Free-pitching flapping-foil turbines with imposed sinusoidal heave

Abstract

This work investigates the dynamics of a semi-passive flapping-foil with a prescribed sinusoidal heave motion and a passive pitch motion with the objective of extracting energy from an oncoming fluid flow. This implies that the heave motion is mechanically driven while the foil is elastically supported in pitch. The pitch motion therefore results from the interaction of the foil with the flow and its elastic supports, namely springs and dampers. Numerical simulations have been conducted at a Reynolds number of 3.9×106 based on the chord length. Positive efficiencies and periodic pitch motions of large amplitude are obtained when the frequency of the pitch motion synchronizes itself to the frequency of the prescribed heave motion.
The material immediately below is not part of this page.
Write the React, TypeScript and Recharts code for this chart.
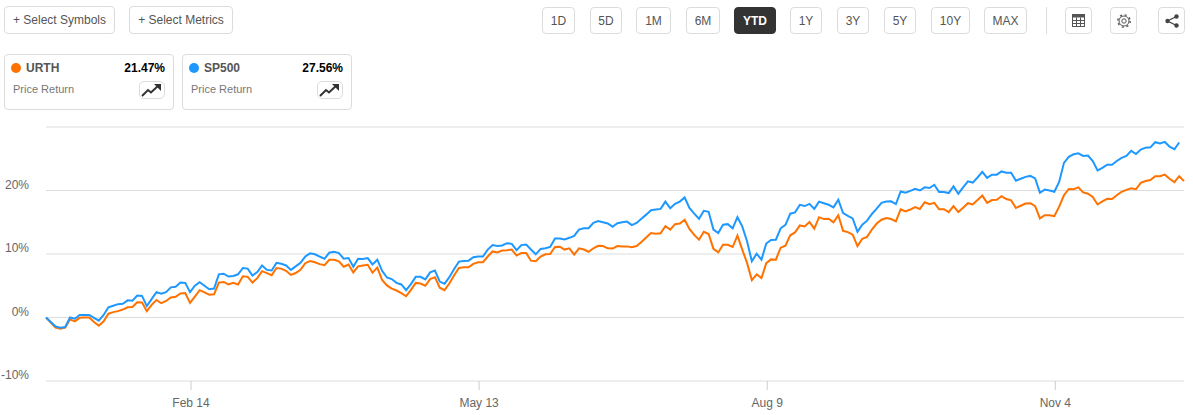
import React from 'react';
import { LineChart, Line, XAxis, YAxis, CartesianGrid } from 'recharts';

const urth = [
  0, -0.8, -1.6, -1.75, -1.6, -0.3, -0.6, -0.05, 0, 0,
  -0.7, -1.3, -0.6, 0.6, 0.85, 1.0, 1.25, 1.6, 1.65, 2.4,
  2.35, 1.0, 2.0, 2.75, 2.25, 2.6, 3.15, 3.25, 3.8, 3.85,
  2.3, 3.3, 4.3, 3.95, 3.6, 3.65, 5.5, 5.6, 5.2, 5.45,
  5.2, 6.5, 6.4, 5.5, 6.2, 7.3, 7.0, 6.65, 7.8, 7.7,
  7.35, 6.7, 7.0, 7.5, 8.55, 8.9, 8.7, 8.4, 8.25, 9.1,
  9.1, 8.85, 8.0, 8.35, 7.1, 8.05, 8.2, 8.3, 7.05, 7.85,
  5.9, 5.05, 4.55, 4.25, 3.85, 3.35, 4.35, 5.45, 5.35, 5.0,
  6.05, 6.35, 4.7, 4.3, 5.35, 6.65, 7.8, 7.9, 7.9, 8.45,
  8.7, 8.7, 9.6, 10.4, 10.25, 10.55, 10.6, 10.7, 9.75, 10.15,
  10.15, 8.95, 8.85, 9.6, 9.95, 10.0, 11.1, 11.15, 10.7, 10.9,
  9.9, 10.9, 10.7, 10.35, 10.9, 11.3, 11.25, 10.9, 10.85, 11.25,
  11.2, 11.2, 11.05, 11.25, 11.9, 12.6, 13.3, 13.2, 13.25, 14.4,
  13.85, 14.7, 14.8, 15.4, 13.95, 13.0, 12.25, 13.5, 13.15, 10.8,
  10.25, 11.45, 11.45, 11.1, 12.9, 10.7, 8.6, 5.9, 6.8, 6.2,
  8.55, 9.15, 9.1, 11.0, 11.3, 12.95, 13.4, 14.5, 14.35, 15.05,
  14.0, 15.8, 15.5, 15.55, 15.0, 16.1, 13.65, 13.45, 13.05, 11.25,
  12.4, 12.7, 13.85, 14.8, 15.4, 15.65, 15.5, 15.15, 17.05, 16.7,
  17.0, 17.4, 17.1, 18.15, 17.85, 18.05, 17.05, 17.05, 16.6, 17.55,
  16.6, 17.3, 18.0, 17.8, 18.5, 19.2, 18.05, 18.5, 18.55, 19.1,
  18.65, 18.45, 17.25, 17.6, 17.95, 18.0, 17.55, 15.6, 16.1, 16.1,
  15.95, 17.45, 19.25, 20.25, 20.2, 20.5, 19.7, 19.5, 19.0, 17.8,
  18.3, 18.7, 18.65, 19.25, 19.8, 20.1, 20.35, 20.2, 21.2, 21.5,
  21.65, 22.25, 22.25, 22.5, 21.85, 21.3, 22.25, 21.47,
];

const sp500 = [
  0, -0.7, -1.4, -1.6, -1.5, 0, -0.2, 0.4, 0.4, 0.4,
  -0.05, -0.5, 0.4, 1.6, 1.85, 2.1, 2.15, 2.7, 2.65, 3.45,
  3.4, 1.8, 2.9, 4.0, 3.75, 4.0, 4.75, 4.85, 5.5, 5.45,
  4.0, 5.0, 5.55, 5.0, 4.45, 4.55, 6.8, 6.9, 6.45, 6.55,
  6.8, 7.8, 7.7, 6.6, 7.15, 8.2, 7.5, 7.4, 8.6, 8.45,
  8.2, 7.5, 8.05, 8.6, 9.6, 10.1, 9.95, 9.6, 9.25, 10.2,
  10.35, 10.15, 9.25, 9.35, 8.0, 9.25, 9.2, 9.35, 8.35, 9.1,
  7.35, 6.3, 6.05, 5.45, 5.2, 4.3, 5.25, 6.4, 6.4, 6.0,
  7.1, 7.4, 5.65, 5.3, 6.35, 7.65, 8.8, 8.9, 8.95, 9.5,
  9.6, 9.6, 10.7, 11.4, 11.25, 11.35, 11.7, 11.6, 10.6, 11.4,
  11.5, 10.7, 9.95, 10.8, 10.9, 11.1, 12.45, 12.45, 12.3, 12.55,
  12.85, 13.85, 14.05, 14.05, 14.9, 15.2, 15.0, 14.8, 14.3, 14.85,
  15.0, 15.1, 14.55, 14.9, 15.55, 16.2, 16.9, 17.0, 17.1, 18.25,
  17.2, 17.9, 18.25, 18.9, 17.25, 16.35, 15.55, 16.8, 16.65, 13.85,
  13.3, 14.6, 14.7, 14.05, 15.8, 14.35, 12.0, 8.85, 10.05, 9.1,
  11.65, 12.2, 12.25, 14.05, 14.6, 16.35, 16.55, 17.75, 17.55, 17.9,
  17.1, 18.25, 18.0, 17.75, 17.35, 18.55, 16.45, 16.0, 15.6, 13.5,
  14.6, 15.25, 16.3, 17.15, 18.05, 18.25, 18.3, 17.85, 19.85, 19.65,
  19.95, 20.25, 20.0, 20.5, 20.4, 20.9, 19.75, 19.75, 19.6, 20.65,
  19.5, 20.5, 21.45, 21.25, 22.05, 22.95, 22.0, 22.5, 22.5, 23.0,
  22.8, 22.8, 21.55, 21.85, 22.15, 22.3, 21.9, 19.65, 20.15, 20.0,
  19.8, 21.35, 24.35, 25.3, 25.7, 25.85, 25.45, 25.5, 24.65, 23.15,
  23.55, 24.05, 24.05, 24.65, 25.15, 25.45, 26.25, 25.75, 26.45, 26.75,
  26.8, 27.6, 27.4, 27.65, 26.9, 26.5, 27.56,
];

// the date ticks sit a touch right of the nearest sampled point
const dateTickIndex = [30.2, 90.2, 150.2, 210.2];
const dateTickLabels = ['Feb 14', 'May 13', 'Aug 9', 'Nov 4'];
const percentTicks = [-10, 0, 10, 20, 30];

const rangeButtons: [string, number, number][] = [
  ['1D', 542, 33], ['5D', 590, 32], ['1M', 636, 35], ['6M', 686, 34], ['YTD', 734, 42],
  ['1Y', 790, 32], ['3Y', 837, 32], ['5Y', 884, 32], ['10Y', 931, 39], ['MAX', 984, 43],
];

const tableData = urth.map((value, i) => ({ idx: i, urth: value, sp500: sp500[i] }));

const FONT = '"Liberation Sans", Arial, sans-serif';
const BORDER = '1px solid #dcdcdc';

const Box: React.FC<{ x: number; y: number; w: number; h: number; dark?: boolean; children?: React.ReactNode }> = ({ x, y, w, h, dark, children }) => (
  <div
    style={{
      position: 'absolute', left: x, top: y, width: w, height: h, boxSizing: 'border-box',
      border: dark ? '1px solid #333' : BORDER, borderRadius: 4, background: dark ? '#333' : '#fff',
      color: dark ? '#fff' : '#555', fontSize: 12, display: 'flex', alignItems: 'center', justifyContent: 'center',
      fontWeight: dark ? 700 : 400,
    }}
  >
    {children}
  </div>
);

const TrendIcon = () => (
  <svg width="22" height="14" viewBox="0 0 22 14">
    <path d="M1 13 L7 7 L10 9.5 L18 2" fill="none" stroke="#333" strokeWidth="2" />
    <path d="M13 1 L20 1 L20 8 Z" fill="#333" />
  </svg>
);

const Card: React.FC<{ x: number; name: string; value: string; color: string }> = ({ x, name, value, color }) => (
  <div style={{ position: 'absolute', left: x, top: 54, width: 170, height: 56, boxSizing: 'border-box', border: BORDER, borderRadius: 4 }}>
    <div style={{ position: 'absolute', left: 6, top: 8, width: 10, height: 10, borderRadius: 5, background: color }} />
    <div style={{ position: 'absolute', left: 21, top: 6, fontSize: 12, fontWeight: 700, color: '#555' }}>{name}</div>
    <div style={{ position: 'absolute', right: 8, top: 6, fontSize: 12, fontWeight: 700, color: '#000' }}>{value}</div>
    <div style={{ position: 'absolute', left: 8, top: 28, fontSize: 11, color: '#777' }}>Price Return</div>
    <div style={{ position: 'absolute', left: 134, top: 26, width: 26, height: 18, boxSizing: 'border-box', border: BORDER, borderRadius: 5, display: 'flex', alignItems: 'center', justifyContent: 'center' }}>
      <TrendIcon />
    </div>
  </div>
);

const PercentTick = (props: any) => {
  const { x, y, payload } = props;
  if (payload.value === 30) return <g />;
  return (
    <text x={x - 9} y={y - 6} dy={4} textAnchor="end" fontSize={12} fill="#666" fontFamily={FONT}>
      {payload.value}%
    </text>
  );
};

export default function App() {
  return (
    <div style={{ position: 'absolute', left: 0, top: 0, width: 1193, height: 415, background: '#fff', fontFamily: FONT }}>
      <Box x={4} y={6} w={111} h={28}>+ Select Symbols</Box>
      <Box x={129} y={6} w={104} h={28}>+ Select Metrics</Box>

      {rangeButtons.map(([label, x, w]) => (
        <Box key={label} x={x} y={7} w={w} h={27} dark={label === 'YTD'}>{label}</Box>
      ))}
      <div style={{ position: 'absolute', left: 1046, top: 7, width: 1, height: 27, background: '#ddd' }} />
      <Box x={1065} y={7} w={27} h={27}>
        <svg width="13" height="13" viewBox="0 0 13 13">
          <rect x="0.5" y="0.5" width="12" height="12" fill="none" stroke="#555" />
          <rect x="0.5" y="0.5" width="12" height="3" fill="#555" />
          <path d="M4.5 3.5 V12.5 M8.5 3.5 V12.5 M0.5 6.5 H12.5 M0.5 9.5 H12.5" stroke="#555" />
        </svg>
      </Box>
      <Box x={1110} y={7} w={27} h={27}>
        <svg width="14" height="14" viewBox="0 0 14 14">
          <circle cx="7" cy="7" r="2.2" fill="none" stroke="#555" />
          <circle cx="7" cy="7" r="5" fill="none" stroke="#555" strokeWidth="1" />
          <circle cx="7" cy="7" r="6.2" fill="none" stroke="#555" strokeWidth="1.4" strokeDasharray="2 2.87" />
        </svg>
      </Box>
      <Box x={1158} y={7} w={27} h={27}>
        <svg width="14" height="14" viewBox="0 0 14 14">
          <path d="M11.5 2.5 L2.5 7 L11.5 11.5" fill="none" stroke="#444" strokeWidth="1.3" />
          <circle cx="11.5" cy="2.5" r="2.2" fill="#444" />
          <circle cx="2.5" cy="7" r="2.2" fill="#444" />
          <circle cx="11.5" cy="11.5" r="2.2" fill="#444" />
        </svg>
      </Box>

      <Card x={4} name="URTH" value="21.47%" color="#ff7200" />
      <Card x={182} name="SP500" value="27.56%" color="#1e98ff" />

      <div style={{ position: 'absolute', left: 0, top: 0 }}>
        <LineChart width={1193} height={415} data={tableData} margin={{ top: 127, right: 9, bottom: 0, left: 0 }}>
          <CartesianGrid vertical={false} stroke="#dcdcdc" />
          <XAxis
            dataKey="idx"
            type="number"
            domain={[0, 237]}
            ticks={dateTickIndex}
            tickFormatter={(v: number) => dateTickLabels[dateTickIndex.indexOf(v)]}
            height={34}
            axisLine={false}
            tickLine={{ stroke: '#ccc' }}
            tickSize={9}
            tickMargin={8}
            tick={{ fontSize: 12, fill: '#666', fontFamily: FONT }}
          />
          <YAxis
            type="number"
            domain={[-10, 30]}
            ticks={percentTicks}
            width={46}
            axisLine={false}
            tickLine={false}
            tick={<PercentTick />}
          />
          <Line dataKey="urth" type="linear" stroke="#ff7200" strokeWidth={2} dot={false} isAnimationActive={false} />
          <Line dataKey="sp500" type="linear" stroke="#1e98ff" strokeWidth={2} dot={false} isAnimationActive={false} />
        </LineChart>
      </div>
    </div>
  );
}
The conditions under which it happens are explored. The results of this study demonstrate that an optimal power-generation performance can be maintained over large variations of the moment of inertia and pitch stiffness, provided that they are properly scaled. This is achieved by combining these two structural parameters into a single effective parameter: the effective pitch stiffness coefficient. Moreover, four different positions of the pitch axis are considered, ranging from the leading edge to the three-quarter-chord point. By adjusting the governing structural parameters adequately, efficiencies exceeding 40% can be achieved with all four positions of the pitch axis, with a maximum of 46.0% obtained when the pitch axis is located at the quarter-chord point. It is found that a phase lag near 90° between the heave and the pitch motions is only optimal with this specific position of the pitch axis. It needs to be larger than 90° when the pitch axis is located upstream of the quarter-chord point and smaller than 90° when it is located downstream of this position.